Containers are an interesting beast. Solaris has had Zones (aka containers) since 2005. In Solaris, these Zones are more akin to virtual machines, except much more efficient. All zones shared a single kernel, they just had virtual network interfaces, storage, and could be managed independently. Now, in 2014, Docker brings the same simplicity of Solaris Zones to Linux.
Sure, we've had CGroups in Linux since 2004/2006 but Docker finally brought Linux up to speed with a simple to use capability for creating isolated containers on Linux. Only, the implementation brings with it the same flawed approach as Solaris Zones. Do we really need a full OS image running in a container? I don't think so.
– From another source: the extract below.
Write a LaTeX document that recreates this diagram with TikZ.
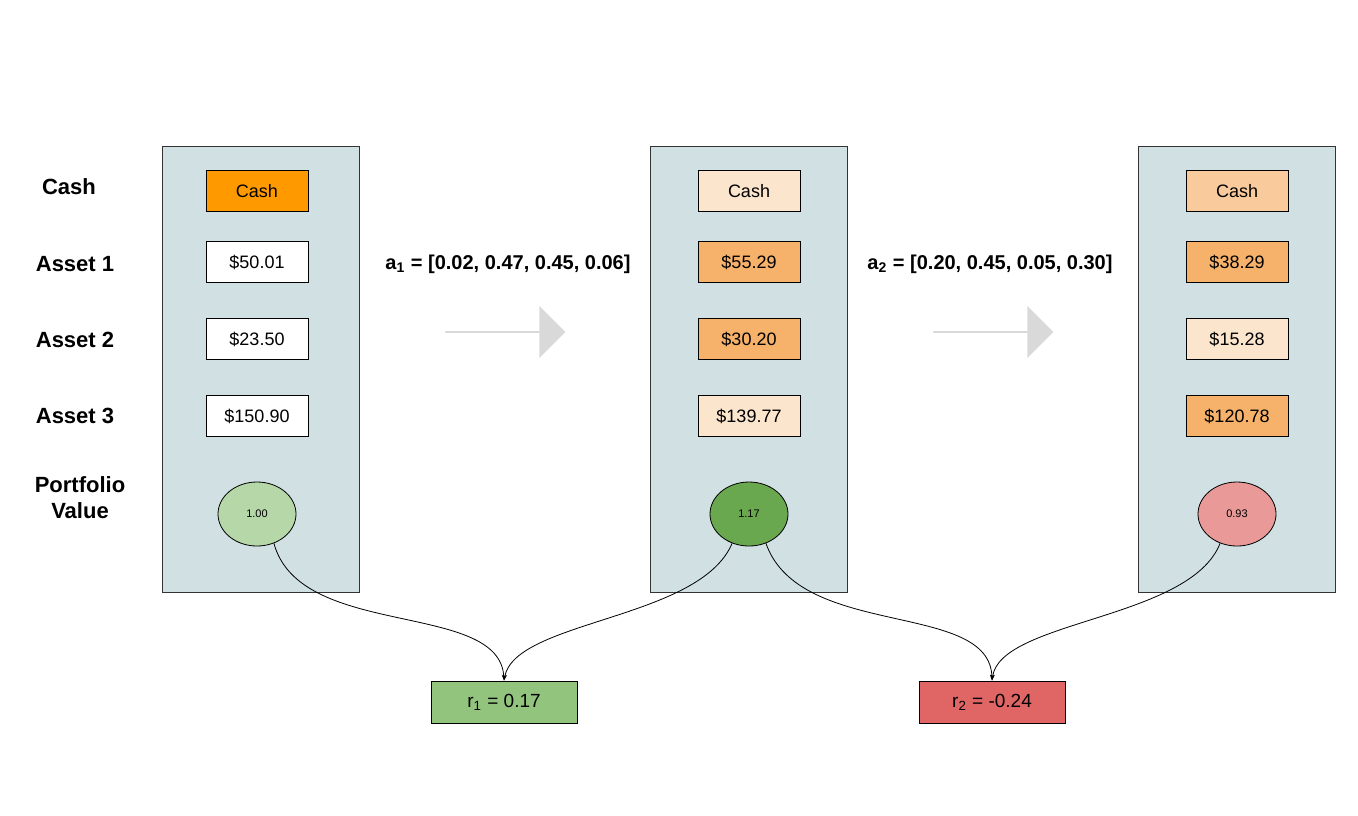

Docker images are based on a Linux distro (Ubuntu or CentOS, etc). So we look at this and say, "cool, virtualization without the overhead of interrupts for everything from writing to disk to sending packets over the wire." But is that really the best we can do?
I think what Rocket really represents is a way to do containers right. Containers should run a single process. We shouldn't look at containers as a more efficient VM. We should see containers as a way to increase security and reduce overhead. Do you really want to have to run apt-get or yum inside every container? No. Containers should provide process isolation and application management capabilities. They shouldn't include the OS and the kitchen sink of user land utilities.
This is where Docker has failed. Instead of simplifying administration and deployment, it's introduced its own nuanced approach to system management. The reason we need a Docker competitor (replacement?) is because Docker has failed to live up to its hype.